Can a piece of writing get stuck in your head the way a song can? This one has. It's from Ebon Musings, the sibling site to Daylight Atheism, and the two of them are my new favorite atheist blog, with a well-written, well-reasoned, impressively large body of atheist writing. This piece has been on my mind ever since I read it, and I wanted to point y'all to it and talk about it a little.
The piece, One More Burning Bush, is a compellingly detailed argument for why it makes no sense for God to keep himself hidden from sight. But the part that's really stuck in my head is the opening section, "The Incredible Shrinking Deity," in which he points out that the claims made for God's miraculous deeds have, over the centuries and millennia, been gradually but inexorably shrinking. To quote:
"Where the Bible tells us God once shaped worlds out of the void and parted great seas with the power of his word, today his most impressive acts seem to be shaping sticky buns into the likenesses of saints and conferring vaguely-defined warm feelings on his believers' hearts when they attend church."
And again:
"There is a distinct pattern here, and it can best be summed up as this: Throughout history, God has been shrinking. The time when the world was small and God was in control is always in the far distant, half-remembered past. The closer we approach to the present, the less common miracles are and the less accessible he becomes, until the present day when divine activity has dwindled until it is indistinguishable from the nonexistent."
And one more time:
"This pattern is not limited to the Judeo-Christian religions, either. Almost every belief system around the world tells a similar story: a past golden age where the gods were apparent and miracles were abundant, followed by a steady decline of such occurrences until arriving at a thoroughly ordinary, natural present. The kind of events that the Bible and other holy books describe simply do not happen in the world today; the frequency of miracle claims seems to decline almost in direct proportion to our ability to test them." (Emphasis added.)

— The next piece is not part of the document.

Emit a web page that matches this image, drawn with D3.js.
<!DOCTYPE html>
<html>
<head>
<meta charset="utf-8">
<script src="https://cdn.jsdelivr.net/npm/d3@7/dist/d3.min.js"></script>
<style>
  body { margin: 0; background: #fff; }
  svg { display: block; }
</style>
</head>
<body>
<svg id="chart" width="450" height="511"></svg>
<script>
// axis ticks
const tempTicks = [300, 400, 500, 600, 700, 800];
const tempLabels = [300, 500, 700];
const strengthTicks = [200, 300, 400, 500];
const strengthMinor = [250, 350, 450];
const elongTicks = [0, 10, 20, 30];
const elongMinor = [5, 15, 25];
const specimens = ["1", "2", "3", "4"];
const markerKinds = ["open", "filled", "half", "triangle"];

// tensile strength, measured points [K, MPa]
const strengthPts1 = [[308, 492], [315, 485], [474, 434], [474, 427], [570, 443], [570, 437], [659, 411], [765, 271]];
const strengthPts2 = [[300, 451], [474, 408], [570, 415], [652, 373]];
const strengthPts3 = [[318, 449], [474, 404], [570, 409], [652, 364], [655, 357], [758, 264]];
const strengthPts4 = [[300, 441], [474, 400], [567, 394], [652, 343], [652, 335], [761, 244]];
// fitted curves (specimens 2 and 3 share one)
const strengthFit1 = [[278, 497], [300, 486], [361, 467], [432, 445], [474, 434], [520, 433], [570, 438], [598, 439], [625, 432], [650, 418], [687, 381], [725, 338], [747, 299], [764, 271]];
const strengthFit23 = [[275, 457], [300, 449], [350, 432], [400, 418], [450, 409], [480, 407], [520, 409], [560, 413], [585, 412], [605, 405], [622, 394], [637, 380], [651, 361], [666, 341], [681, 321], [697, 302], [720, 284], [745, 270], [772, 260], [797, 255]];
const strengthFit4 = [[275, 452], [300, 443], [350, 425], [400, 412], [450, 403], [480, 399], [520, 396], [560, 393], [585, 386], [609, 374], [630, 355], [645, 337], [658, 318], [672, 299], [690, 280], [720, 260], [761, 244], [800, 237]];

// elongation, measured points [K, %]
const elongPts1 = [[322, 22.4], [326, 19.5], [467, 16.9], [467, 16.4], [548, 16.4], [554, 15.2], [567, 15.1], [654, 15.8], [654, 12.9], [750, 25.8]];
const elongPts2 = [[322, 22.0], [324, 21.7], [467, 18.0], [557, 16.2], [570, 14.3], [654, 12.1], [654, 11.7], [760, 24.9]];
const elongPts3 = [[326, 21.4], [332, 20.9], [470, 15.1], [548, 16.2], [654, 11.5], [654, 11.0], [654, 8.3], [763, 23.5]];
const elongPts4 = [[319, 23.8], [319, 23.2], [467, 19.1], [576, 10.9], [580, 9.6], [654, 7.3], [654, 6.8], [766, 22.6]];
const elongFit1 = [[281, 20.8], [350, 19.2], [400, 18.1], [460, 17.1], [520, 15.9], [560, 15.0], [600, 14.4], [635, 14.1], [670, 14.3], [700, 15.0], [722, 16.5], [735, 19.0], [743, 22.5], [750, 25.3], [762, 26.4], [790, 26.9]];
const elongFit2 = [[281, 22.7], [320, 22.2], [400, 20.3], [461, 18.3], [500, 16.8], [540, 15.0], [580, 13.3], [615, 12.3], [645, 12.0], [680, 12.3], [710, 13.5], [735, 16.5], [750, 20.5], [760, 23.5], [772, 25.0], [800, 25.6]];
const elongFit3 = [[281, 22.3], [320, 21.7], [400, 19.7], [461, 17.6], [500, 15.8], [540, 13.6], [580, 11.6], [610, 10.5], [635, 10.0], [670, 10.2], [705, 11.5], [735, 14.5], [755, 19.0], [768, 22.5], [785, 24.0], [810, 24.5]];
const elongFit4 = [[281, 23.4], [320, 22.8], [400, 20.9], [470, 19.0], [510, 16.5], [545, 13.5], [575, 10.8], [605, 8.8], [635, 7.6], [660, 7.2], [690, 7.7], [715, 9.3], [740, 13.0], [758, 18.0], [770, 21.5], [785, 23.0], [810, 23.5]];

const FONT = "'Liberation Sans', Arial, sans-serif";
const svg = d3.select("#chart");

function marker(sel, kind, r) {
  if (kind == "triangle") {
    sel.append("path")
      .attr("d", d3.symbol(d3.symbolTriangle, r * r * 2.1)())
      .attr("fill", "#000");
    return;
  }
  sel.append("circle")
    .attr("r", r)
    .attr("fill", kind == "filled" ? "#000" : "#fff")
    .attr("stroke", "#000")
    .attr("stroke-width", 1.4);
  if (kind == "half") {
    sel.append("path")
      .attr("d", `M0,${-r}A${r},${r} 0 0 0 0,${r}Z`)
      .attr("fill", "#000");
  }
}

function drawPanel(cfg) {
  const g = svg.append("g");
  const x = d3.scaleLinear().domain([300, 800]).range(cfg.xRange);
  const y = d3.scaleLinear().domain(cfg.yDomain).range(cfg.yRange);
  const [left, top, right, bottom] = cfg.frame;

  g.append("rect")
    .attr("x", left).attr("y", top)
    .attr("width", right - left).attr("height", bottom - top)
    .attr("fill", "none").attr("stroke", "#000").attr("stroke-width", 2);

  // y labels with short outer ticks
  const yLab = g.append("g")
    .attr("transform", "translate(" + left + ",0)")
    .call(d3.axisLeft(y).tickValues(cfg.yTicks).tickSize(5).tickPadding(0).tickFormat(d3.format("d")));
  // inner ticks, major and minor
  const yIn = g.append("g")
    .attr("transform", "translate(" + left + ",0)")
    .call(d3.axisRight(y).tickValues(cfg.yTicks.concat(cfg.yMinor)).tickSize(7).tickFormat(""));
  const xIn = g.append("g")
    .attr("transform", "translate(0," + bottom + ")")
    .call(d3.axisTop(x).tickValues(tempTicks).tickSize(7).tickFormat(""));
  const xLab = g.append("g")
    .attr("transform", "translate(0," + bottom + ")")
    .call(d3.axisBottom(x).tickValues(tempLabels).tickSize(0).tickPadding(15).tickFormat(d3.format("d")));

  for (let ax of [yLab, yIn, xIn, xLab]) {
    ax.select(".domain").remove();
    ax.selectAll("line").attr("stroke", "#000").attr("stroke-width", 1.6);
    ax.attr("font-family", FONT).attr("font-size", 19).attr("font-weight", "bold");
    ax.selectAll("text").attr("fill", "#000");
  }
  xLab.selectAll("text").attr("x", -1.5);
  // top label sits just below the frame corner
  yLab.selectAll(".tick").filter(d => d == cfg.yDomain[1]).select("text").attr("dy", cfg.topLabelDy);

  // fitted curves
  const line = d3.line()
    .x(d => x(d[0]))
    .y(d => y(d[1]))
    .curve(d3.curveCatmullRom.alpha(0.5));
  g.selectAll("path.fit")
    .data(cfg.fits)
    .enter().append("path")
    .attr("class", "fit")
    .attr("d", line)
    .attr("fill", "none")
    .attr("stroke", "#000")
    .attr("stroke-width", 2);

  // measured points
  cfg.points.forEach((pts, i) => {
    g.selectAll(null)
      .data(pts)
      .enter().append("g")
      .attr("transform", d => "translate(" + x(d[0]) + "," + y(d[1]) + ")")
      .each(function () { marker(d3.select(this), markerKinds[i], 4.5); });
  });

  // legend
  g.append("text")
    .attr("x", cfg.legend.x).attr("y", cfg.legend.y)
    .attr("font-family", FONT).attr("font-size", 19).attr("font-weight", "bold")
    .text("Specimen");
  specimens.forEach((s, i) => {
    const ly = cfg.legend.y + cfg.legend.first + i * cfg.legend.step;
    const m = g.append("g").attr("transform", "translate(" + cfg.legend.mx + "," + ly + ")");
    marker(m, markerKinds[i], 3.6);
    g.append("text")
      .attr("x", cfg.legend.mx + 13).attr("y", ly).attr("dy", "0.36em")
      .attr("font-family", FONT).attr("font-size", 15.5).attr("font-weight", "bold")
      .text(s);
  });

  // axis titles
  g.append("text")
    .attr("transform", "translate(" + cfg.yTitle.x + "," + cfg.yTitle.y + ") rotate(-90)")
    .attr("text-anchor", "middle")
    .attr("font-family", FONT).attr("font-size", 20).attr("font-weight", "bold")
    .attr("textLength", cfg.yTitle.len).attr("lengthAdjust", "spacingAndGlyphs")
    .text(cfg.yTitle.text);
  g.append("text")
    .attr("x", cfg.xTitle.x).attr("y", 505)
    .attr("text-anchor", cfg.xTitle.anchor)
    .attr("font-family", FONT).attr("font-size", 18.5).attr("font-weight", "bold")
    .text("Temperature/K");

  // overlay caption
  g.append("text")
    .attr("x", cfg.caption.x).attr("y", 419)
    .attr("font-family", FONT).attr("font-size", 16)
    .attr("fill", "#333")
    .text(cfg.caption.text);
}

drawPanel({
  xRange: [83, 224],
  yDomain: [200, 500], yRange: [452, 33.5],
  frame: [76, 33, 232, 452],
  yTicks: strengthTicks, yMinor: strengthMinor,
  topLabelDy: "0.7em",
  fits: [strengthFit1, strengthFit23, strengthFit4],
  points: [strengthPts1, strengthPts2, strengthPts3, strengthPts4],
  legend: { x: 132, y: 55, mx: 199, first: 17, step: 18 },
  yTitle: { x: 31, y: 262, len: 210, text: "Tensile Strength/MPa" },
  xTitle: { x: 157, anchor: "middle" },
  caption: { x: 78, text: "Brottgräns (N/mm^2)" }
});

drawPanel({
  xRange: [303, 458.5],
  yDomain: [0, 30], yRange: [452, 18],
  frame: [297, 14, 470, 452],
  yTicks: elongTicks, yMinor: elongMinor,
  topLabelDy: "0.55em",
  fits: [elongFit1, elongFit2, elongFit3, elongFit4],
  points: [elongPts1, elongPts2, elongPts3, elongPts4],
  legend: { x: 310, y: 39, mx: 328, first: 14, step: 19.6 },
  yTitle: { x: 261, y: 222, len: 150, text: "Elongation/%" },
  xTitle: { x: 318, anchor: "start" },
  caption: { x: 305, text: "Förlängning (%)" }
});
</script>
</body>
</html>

The reason this jumped out at me so strongly and has been stuck in my head so relentlessly is that it gets at, from a completely different angle, what I was getting at in my piece The Unexplained, the Unproven, and the Unlikely (one of my better pieces, if I do say so myself, and one of the central foundations of my own atheist thought). The gist of that piece is that, when you look at the history of the world, you see a startlingly consistent pattern: supernatural explanations of phenomena have been effectively replaced by natural ones by the thousands, while natural explanations of phenomena have been effectively replaced by supernatural ones exactly never. (And therefore, with any given phenomenon that's currently unexplained, the chances that the explanation will eventually turn out to be a natural one are several orders of magnitude more likely than it turning out to be supernatural or divine.)

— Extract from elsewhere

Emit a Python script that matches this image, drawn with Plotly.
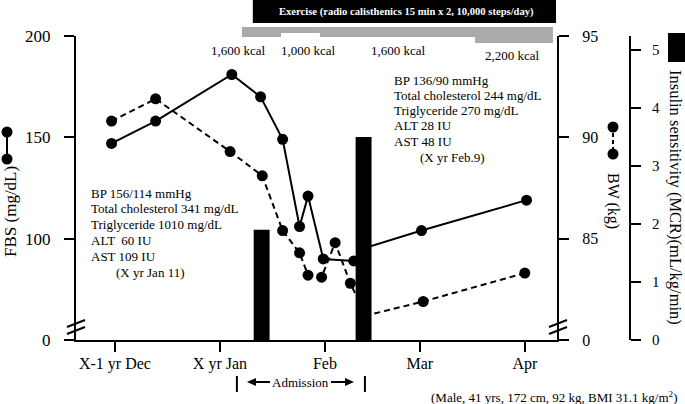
import plotly.graph_objects as go

# ---------------- data ----------------
month_days = [0, 31, 62, 90, 121]            # days since X-1 yr Dec 1
month_labels = ["X-1 yr Dec", "X yr Jan", "Feb", "Mar", "Apr"]

fbs_days = [-1, 12, 34.5, 43, 49.5, 54.5, 57, 61.5, 70.5, 73, 90.5, 121.5]
fbs_values = [147, 158, 181, 170, 149, 106, 121, 90, 89, 95, 104, 119]

bw_days = [-1, 12, 34, 43.5, 49.5, 54.5, 57, 61, 65, 69.5, 74, 91, 121]
bw_values = [90.8, 91.9, 89.3, 88.1, 85.4, 84.3, 83.2, 83.1, 84.8, 82.8, 81.2, 81.9, 83.3]

mcr_days = [43.3, 73.4]
mcr_values = [1.9, 3.5]

fbs_ticks = [50, 100, 150, 200]
fbs_ticktext = ["0", "100", "150", "200"]
bw_ticks = [80, 85, 90, 95]
bw_ticktext = ["0", "85", "90", "95"]
mcr_ticks = [0, 1, 2, 3, 4, 5]

diet_bounds = [37.5, 49, 60.5, 106.3, 129.3]
diet_kcal = [1600, 1000, 1600, 2200]
diet_labels = ["1,600 kcal", "1,000 kcal", "1,600 kcal", "2,200 kcal"]
exercise_span = [40.7, 130.2]
exercise_text = "Exercise (radio calisthenics 15 min x 2, 10,000 steps/day)"
admission_days = [36, 73.8]

jan_lab = ["BP 156/114 mmHg", "Total cholesterol 341 mg/dL", "Triglyceride 1010 mg/dL",
           "ALT  60 IU", "AST 109 IU"]
jan_date = "(X yr Jan 11)"
feb_lab = ["BP 136/90 mmHg", "Total cholesterol 244 mg/dL", "Triglyceride 270 mg/dL",
           "ALT 28 IU", "AST 48 IU"]
feb_date = "(X yr Feb.9)"
patient_text = "(Male, 41 yrs, 172 cm, 92 kg, BMI 31.1 kg/m<sup>2</sup>)"

# ---------------- layout helpers (pixel -> paper) ----------------
W, H = 685, 404
L, R, T, B = 76, 630, 36, 340
PLOT_RIGHT = 557
FONT = "Liberation Serif"


def px(x):
    return (x - L) / (R - L)


def py(y):
    return (B - y) / (B - T)


fig = go.Figure()
fig.add_trace(go.Scatter(
    x=fbs_days, y=fbs_values, mode="lines+markers", yaxis="y",
    line=dict(color="black", width=2), marker=dict(size=11, color="black"),
    cliponaxis=False))
fig.add_trace(go.Scatter(
    x=bw_days, y=bw_values, mode="lines+markers", yaxis="y2",
    line=dict(color="black", width=2, dash="6px,4px"),
    marker=dict(size=11, color="black"), cliponaxis=False))
fig.add_trace(go.Bar(
    x=mcr_days, y=mcr_values, width=4.7, yaxis="y3",
    marker=dict(color="black", line=dict(width=0))))

axis_common = dict(showline=True, linewidth=2, linecolor="black", ticks="outside",
                   ticklen=10, tickwidth=2, tickcolor="black", showgrid=False,
                   zeroline=False, fixedrange=True)

shapes = []
annotations = []


def txt(x, y, t, size=13, xanchor="left", color="black", angle=0):
    annotations.append(dict(xref="paper", yref="paper", x=px(x), y=py(y), text=t,
                            showarrow=False, xanchor=xanchor, yanchor="middle",
                            textangle=angle,
                            font=dict(size=size, color=color, family=FONT)))


def pline(x0, y0, x1, y1, width=2, dash="solid"):
    shapes.append(dict(type="line", xref="paper", yref="paper", x0=px(x0), x1=px(x1),
                       y0=py(y0), y1=py(y1), line=dict(color="black", width=width, dash=dash)))


def dot(cx, cy, r=5.5):
    shapes.append(dict(type="circle", xref="paper", yref="paper",
                       x0=px(cx - r), x1=px(cx + r), y0=py(cy + r), y1=py(cy - r),
                       fillcolor="black", line=dict(width=0)))


def tri(points):
    path = "M " + " L ".join(f"{px(a):.5f},{py(b):.5f}" for a, b in points) + " Z"
    shapes.append(dict(type="path", xref="paper", yref="paper", path=path,
                       fillcolor="black", line=dict(width=0)))


# diet band
thick = {1000: 6, 1600: 10, 2200: 16}
for i, k in enumerate(diet_kcal):
    shapes.append(dict(type="rect", xref="x", yref="paper",
                       x0=diet_bounds[i], x1=diet_bounds[i + 1],
                       y0=py(27 + thick[k]), y1=py(27),
                       fillcolor="#aaaaaa", line=dict(width=0), layer="above"))
label_pos = [(238, 51), (308, 51), (398, 51), (512, 56)]
for (lx, ly), t in zip(label_pos, diet_labels):
    txt(lx, ly, t, xanchor="center")

# exercise bar
shapes.append(dict(type="rect", xref="x", yref="paper",
                   x0=exercise_span[0], x1=exercise_span[1], y0=py(23), y1=py(0),
                   fillcolor="black", line=dict(width=0)))
txt(406, 12, "<b>" + exercise_text + "</b>", size=10.6, xanchor="center", color="white")

# lab text blocks
for i, t in enumerate(jan_lab):
    txt(89, 193 + i * 15.8, t)
txt(114, 272, jan_date)
for i, t in enumerate(feb_lab):
    txt(392, 80 + i * 15.3, t)
txt(418, 157, feb_date)

# admission bracket
for d in admission_days:
    shapes.append(dict(type="line", xref="x", yref="paper", x0=d, x1=d,
                       y0=py(392), y1=py(376), line=dict(color="black", width=2)))
txt(300, 382, "Admission", xanchor="center")
pline(254, 382, 270, 382)
tri([(247, 382), (256, 378), (256, 386)])
pline(331, 382, 347, 382)
tri([(354, 382), (345, 378), (345, 386)])

# patient info
txt(679, 397, patient_text, xanchor="right")

# axis titles
txt(10, 212, "FBS (mg/dL)", size=17, xanchor="center", angle=-90)
txt(613, 201, "BW (kg)", size=16, xanchor="center", angle=90)
txt(676, 197, "Insulin sensitivity (MCR)(mL/kg/min)", size=16.5, xanchor="center", angle=90)

# legend symbols
pline(7, 132, 7, 159)
dot(7, 132)
dot(7, 159)
pline(613, 133, 613, 149, dash="4px,3px")
dot(613, 127)
dot(613, 154)
shapes.append(dict(type="rect", xref="paper", yref="paper", x0=px(668), x1=px(690),
                   y0=py(62), y1=py(33), fillcolor="black", line=dict(width=0)))

# axis break marks
for (x0, x1, ya, yb) in [(67, 85, 327, 320), (67, 85, 334, 327),
                         (549, 567, 327, 320), (549, 567, 334, 327)]:
    pline(x0, ya, x1, yb)

fig.update_layout(
    width=W, height=H, showlegend=False,
    margin=dict(l=L, r=W - R, t=T, b=H - B, pad=0),
    paper_bgcolor="white", plot_bgcolor="white",
    font=dict(family=FONT, color="black"),
    xaxis=dict(domain=[0, (PLOT_RIGHT - L) / (R - L)], range=[-11.5, 130.5],
               tickmode="array", tickvals=month_days, ticktext=month_labels,
               tickfont=dict(size=16, family=FONT), ticklabelstandoff=-2, **axis_common),
    yaxis=dict(range=[50, 200], tickmode="array", tickvals=fbs_ticks,
               ticktext=fbs_ticktext, tickfont=dict(size=17, family=FONT),
               ticklabelstandoff=10, **axis_common),
    yaxis2=dict(range=[80, 95], overlaying="y", side="right", anchor="x",
                tickmode="array", tickvals=bw_ticks, ticktext=bw_ticktext,
                tickfont=dict(size=16, family=FONT), ticklabelstandoff=10, **axis_common),
    yaxis3=dict(range=[0, 5.24], overlaying="y", side="right", anchor="free",
                position=1, tickmode="array", tickvals=mcr_ticks,
                tickfont=dict(size=15, family=FONT), ticklabelstandoff=8, **axis_common),
    shapes=shapes, annotations=annotations,
)

fig.write_html("out.html", config={"displayModeBar": False},
               post_script="document.body.style.margin='0px';document.body.style.padding='0px';")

And while I hadn't thought about it this way before now, Ebon Musings is exactly right. As our understanding of the natural, physical world has increased -- and our ability to test theories and claims has improved -- the domain of God's miracles (or other supernatural/metaphysical explanations) has consistently shifted, away from the phenomena that are now understood as physical cause and effect, and onto the increasingly shrinking area of phenomena that we still don't understand.
Which is a pretty compelling pattern. "Okay, we don't need God to explain floods, but we still need him to explain sickness and health." "Okay, we don't need God to explain sickness and health, but we still need him to explain consciousness." Whatever it is that we don't understand at the moment, that's what gets called God or the supernatural.

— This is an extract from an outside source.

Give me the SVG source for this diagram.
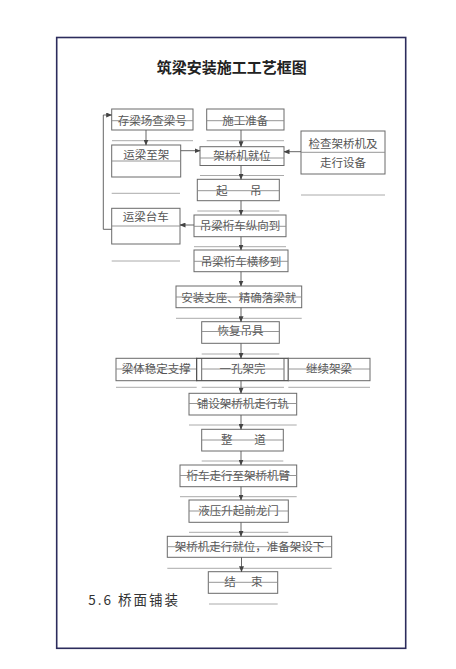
<svg xmlns="http://www.w3.org/2000/svg" width="456" height="669" viewBox="0 0 456 669">
<defs>
<marker id="ah" markerWidth="6" markerHeight="5" refX="5.5" refY="2.5" orient="auto" markerUnits="userSpaceOnUse">
<path d="M0,0 L6,2.5 L0,5 Z" fill="#444"/>
</marker>
<style>
.box{fill:#fff;stroke:#6a6a6a;stroke-width:1}
.st{stroke:#8a8a8a;stroke-width:0.9;fill:none}
.sep{stroke:#a0a0a0;stroke-width:0.9;fill:none}
.t{font-family:"Noto Sans CJK SC","Noto Sans CJK JP",sans-serif;font-size:11.5px;fill:#555;text-anchor:middle}
.c{stroke:#555;stroke-width:0.9;fill:none;marker-end:url(#ah)}
</style>
</defs>
<rect x="0" y="0" width="456" height="669" fill="#fff"/>
<rect x="56.7" y="37.5" width="349" height="610.8" fill="none" stroke="#2c2c5c" stroke-width="1.6"/>
<text x="231.7" y="73" font-family="'Noto Sans CJK SC',sans-serif" font-size="15" font-weight="bold" fill="#222" text-anchor="middle">筑梁安装施工工艺框图</text>

<g id="n1"><rect class="box" x="111.7" y="109" width="81.3" height="21"/><text class="t" x="152.3" y="125">存梁场查梁号</text><line class="st" x1="111.7" y1="120.7" x2="193" y2="120.7"/><line class="sep" x1="112" y1="140.7" x2="193" y2="140.7"/></g>
<g id="n2"><rect class="box" x="206.7" y="109" width="77.3" height="21"/><text class="t" x="245.3" y="125">施工准备</text><line class="st" x1="206.7" y1="120.7" x2="284" y2="120.7"/><line class="sep" x1="206.7" y1="140.7" x2="284" y2="140.7"/></g>
<g id="n3"><rect class="box" x="111.7" y="145" width="69" height="32"/><text class="t" x="146.2" y="159">运梁至架</text><line class="st" x1="111.7" y1="161" x2="180.7" y2="161"/><line class="sep" x1="111.7" y1="193.3" x2="180" y2="193.3"/></g>
<g id="n4"><rect class="box" x="200" y="146.7" width="84" height="18.8"/><text class="t" x="242" y="159.5">架桥机就位</text><line class="st" x1="200" y1="158" x2="284" y2="158"/><line class="sep" x1="200" y1="175.5" x2="284" y2="175.5"/></g>
<g id="n5"><rect class="box" x="301" y="131" width="84" height="43"/><text class="t" x="343" y="148">检查架桥机及</text><text class="t" x="343" y="167.3">走行设备</text><line class="st" x1="301" y1="152.3" x2="385" y2="152.3"/><line class="sep" x1="301" y1="195" x2="385" y2="195"/></g>
<g id="n6"><rect class="box" x="197.3" y="179.3" width="82" height="21.4"/><text class="t" y="194.7"><tspan x="221.7">起</tspan><tspan x="255.7">吊</tspan></text><line class="st" x1="197.3" y1="190.7" x2="279.3" y2="190.7"/><line class="sep" x1="197.3" y1="211" x2="279.3" y2="211"/></g>
<g id="n7"><rect class="box" x="111.7" y="208.3" width="68.3" height="35.7"/><text class="t" x="145.8" y="220.7">运梁台车</text><line class="st" x1="111.7" y1="226" x2="180" y2="226"/><line class="sep" x1="111.7" y1="261" x2="180" y2="261"/></g>
<g id="n8"><rect class="box" x="194" y="215" width="92" height="21.7"/><text class="t" x="240" y="230">吊梁桁车纵向到</text><line class="st" x1="194" y1="226.3" x2="286" y2="226.3"/><line class="sep" x1="194" y1="246.7" x2="286" y2="246.7"/></g>
<g id="n9"><rect class="box" x="194" y="250" width="94" height="21.7"/><text class="t" x="241" y="265.5">吊梁桁车横移到</text><line class="st" x1="194" y1="261.3" x2="288" y2="261.3"/></g>
<g id="n10"><rect class="box" x="176" y="286" width="125.7" height="21.7"/><text class="t" x="238.8" y="301.5">安装支座、精确落梁就</text><line class="st" x1="176" y1="297" x2="301.7" y2="297"/><line class="sep" x1="176" y1="318.3" x2="301.7" y2="318.3"/></g>
<g id="n11"><rect class="box" x="201.7" y="321.7" width="77.6" height="21.6"/><text class="t" x="240.5" y="335">恢复吊具</text><line class="st" x1="201.7" y1="331.5" x2="279.3" y2="331.5"/><line class="sep" x1="201.7" y1="354" x2="279.3" y2="354"/></g>
<g id="n12"><rect class="box" x="116" y="358.3" width="80.7" height="22.4"/><text class="t" x="156.3" y="373">梁体稳定支撑</text><line class="st" x1="116" y1="369" x2="196.7" y2="369"/><line class="sep" x1="116" y1="387.3" x2="196.7" y2="387.3"/></g>
<g id="n13"><rect x="196.7" y="358.3" width="91.6" height="22.4" fill="#fff" stroke="#444" stroke-width="1.1"/><line x1="201.7" y1="358.3" x2="201.7" y2="380.7" stroke="#555" stroke-width="0.9"/><line x1="284" y1="358.3" x2="284" y2="380.7" stroke="#555" stroke-width="0.9"/><text class="t" x="242.5" y="373">一孔架完</text><line class="st" x1="201.7" y1="369" x2="284" y2="369"/><line class="sep" x1="201.7" y1="387.3" x2="284" y2="387.3"/></g>
<g id="n14"><rect class="box" x="288.3" y="358.3" width="81.7" height="22.4"/><text class="t" x="329" y="373">继续架梁</text><line class="st" x1="288.3" y1="369" x2="370" y2="369"/><line class="sep" x1="288.3" y1="387.3" x2="370" y2="387.3"/></g>
<g id="n15"><rect class="box" x="189" y="393.3" width="107.7" height="21.7"/><text class="t" x="242.8" y="408">铺设架桥机走行轨</text><line class="st" x1="189" y1="403.5" x2="296.7" y2="403.5"/><line class="sep" x1="189" y1="425" x2="296.7" y2="425"/></g>
<g id="n16"><rect class="box" x="201.7" y="429.3" width="81.6" height="21.7"/><text class="t" y="444"><tspan x="226.7">整</tspan><tspan x="260">道</tspan></text><line class="st" x1="201.7" y1="440" x2="283.3" y2="440"/><line class="sep" x1="201.7" y1="461" x2="283.3" y2="461"/></g>
<g id="n17"><rect class="box" x="180" y="465" width="116.7" height="21.7"/><text class="t" x="238.3" y="479.5">桁车走行至架桥机臂</text><line class="st" x1="180" y1="475.5" x2="296.7" y2="475.5"/><line class="sep" x1="180" y1="496.7" x2="296.7" y2="496.7"/></g>
<g id="n18"><rect class="box" x="189" y="500" width="99.3" height="22.3"/><text class="t" x="238.6" y="515">液压升起前龙门</text><line class="st" x1="189" y1="511" x2="288.3" y2="511"/><line class="sep" x1="189" y1="532.3" x2="288.3" y2="532.3"/></g>
<g id="n19"><rect class="box" x="167.3" y="536.3" width="164.4" height="21"/><text class="t" x="249.5" y="550.5">架桥机走行就位，准备架设下</text><line class="st" x1="167.3" y1="546.7" x2="331.7" y2="546.7"/><line class="sep" x1="167.3" y1="568.3" x2="331.7" y2="568.3"/></g>
<g id="n20"><rect class="box" x="208.3" y="571.7" width="69.4" height="21.6"/><text class="t" y="586"><tspan x="230">结</tspan><tspan x="256.7">束</tspan></text><line class="st" x1="208.3" y1="582.3" x2="277.7" y2="582.3"/><line class="sep" x1="209" y1="604" x2="277.7" y2="604"/></g>

<g id="connectors">
<line class="c" x1="146" y1="130" x2="146" y2="145"/>
<line class="c" x1="241" y1="130" x2="241" y2="146.7"/>
<line class="c" x1="180.7" y1="150.7" x2="200" y2="150.7"/>
<line class="c" x1="301" y1="151.7" x2="284" y2="151.7"/>
<line class="c" x1="241" y1="165.5" x2="241" y2="179.3"/>
<line class="c" x1="241" y1="200.7" x2="241" y2="215"/>
<line class="c" x1="194" y1="225" x2="180" y2="225"/>
<polyline class="c" points="111.7,229.3 103.3,229.3 103.3,115 111.7,115"/>
<line class="c" x1="241" y1="236.7" x2="241" y2="250"/>
<line class="c" x1="241" y1="271.7" x2="241" y2="286"/>
<line class="c" x1="241" y1="307.7" x2="241" y2="321.7"/>
<line class="c" x1="241" y1="343.3" x2="241" y2="358.3"/>
<line class="c" x1="241" y1="380.7" x2="241" y2="393.3"/>
<line class="c" x1="241" y1="415" x2="241" y2="429.3"/>
<line class="c" x1="241" y1="451" x2="241" y2="465"/>
<line class="c" x1="241" y1="486.7" x2="241" y2="500"/>
<line class="c" x1="241" y1="522.3" x2="241" y2="536.3"/>
<line class="c" x1="241.5" y1="557.3" x2="241.5" y2="571.7"/>
</g>

<text x="88.3" y="605" font-family="'Noto Sans CJK SC',sans-serif" font-size="13.5" fill="#333" letter-spacing="2">5.6 桥面铺装</text>
</svg>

And given the consistency of this pattern, that just doesn't make sense to me. Yes, there's a lot about the world we don't understand. But I don't see why we need to fill in the empty parts of the coloring book with a blue crayon and call it God, or the soul, or metaphysical energy. Throughout history, we consistently and overwhelmingly have had to replace the blue crayon of the supernatural or divine with other, more accurate colors -- and as the current evolution debates are demonstrating, scraping the blue crayon out of people's minds is a stubbornly difficult task that wastes time and energy better spent elsewhere. The blue crayon is worn down to a nub, and it's never proven to be the right color, and I don't see why we keep reaching for it every time we see an empty space in the coloring book. I don't see why we can't leave the empty parts of the coloring book empty, until we know how to fill them in.
My ears are burning. :)
Thanks for the mention! I think you put it best: throughout history, natural explanations have been steadily gaining ground, and supernatural explanations have been steadily losing it. Given that track record, even in the absence of any other evidence, which way would the reasonable person bet?